Jarred Johnson, executive director of the transit advocacy group TransitMatters, said the city’s plans to reduce auto traffic on major thoroughfares makes sense, given the ever-increasing number of cars in the city.
“Most folks look at our city and say we have too many cars as it is,” he said. “The city is choking on traffic. Another problem with incentivizing new cars is that it raises rates of asthma and other respiratory ailments.”
Johnson said that restricting auto traffic should happen in concert with improvements to public transit, such as reserved bus lanes. Those planned on Blue Hill Avenue could greatly reduce travel times between Mattapan and Ruggles stations.

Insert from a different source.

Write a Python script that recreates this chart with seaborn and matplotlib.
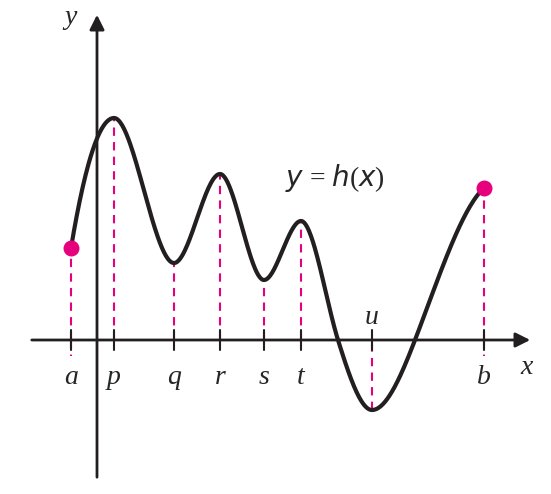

Johnson’s group advocates upgrading the MBTA’s commuter rail network with modern rolling stock that would enable the agency to run trains faster and more frequently, bringing rapid transit to the underutilized rail network.
Providing more frequent service to cities and towns outside of Boston, such as Brockton, Worcester and Lowell, would go a long way toward reducing auto traffic on Blue Hill Avenue and other Boston thoroughfares, Johnson said.
Ali-Salaam said that without public transit improvements, traffic in Mattapan will only get worse.
“It can take you an hour to drive from Mattapan to Government Center,” she said. “It’s not sustainable. Our streets are not designed for the amount of traffic we have.”
Timeline and cost
City officials requested $25 million for the Blue Hill Avenue project from U.S. Department of Transportation’s RAISE (Rebuilding American Infrastructure with Sustainability and Equity) funding program and estimated its total cost would be $39.5 million. In a statement sent to the Banner, a Mayor’s Press Office spokesperson said the city and MBTA would seek additional sources of federal funding.
City and state officials are currently in the process of hiring community outreach consultants to seek input from neighborhood groups on the design of the project.
“We will be spending the next 18 months conducting an extensive community process with local groups and bus riders to develop concept and final designs for the bus lanes, pedestrian safety measures, and the accommodation of bike facilities,” the city’s spokesperson said. “Greenscape, including additional trees, will be part of the design work. This will also involve going door to door and talking with abutters, including businesses and churches, along the corridor to understand and address parking needs.”
City officials expect to finalize design of the project by spring of 2023 at the earliest.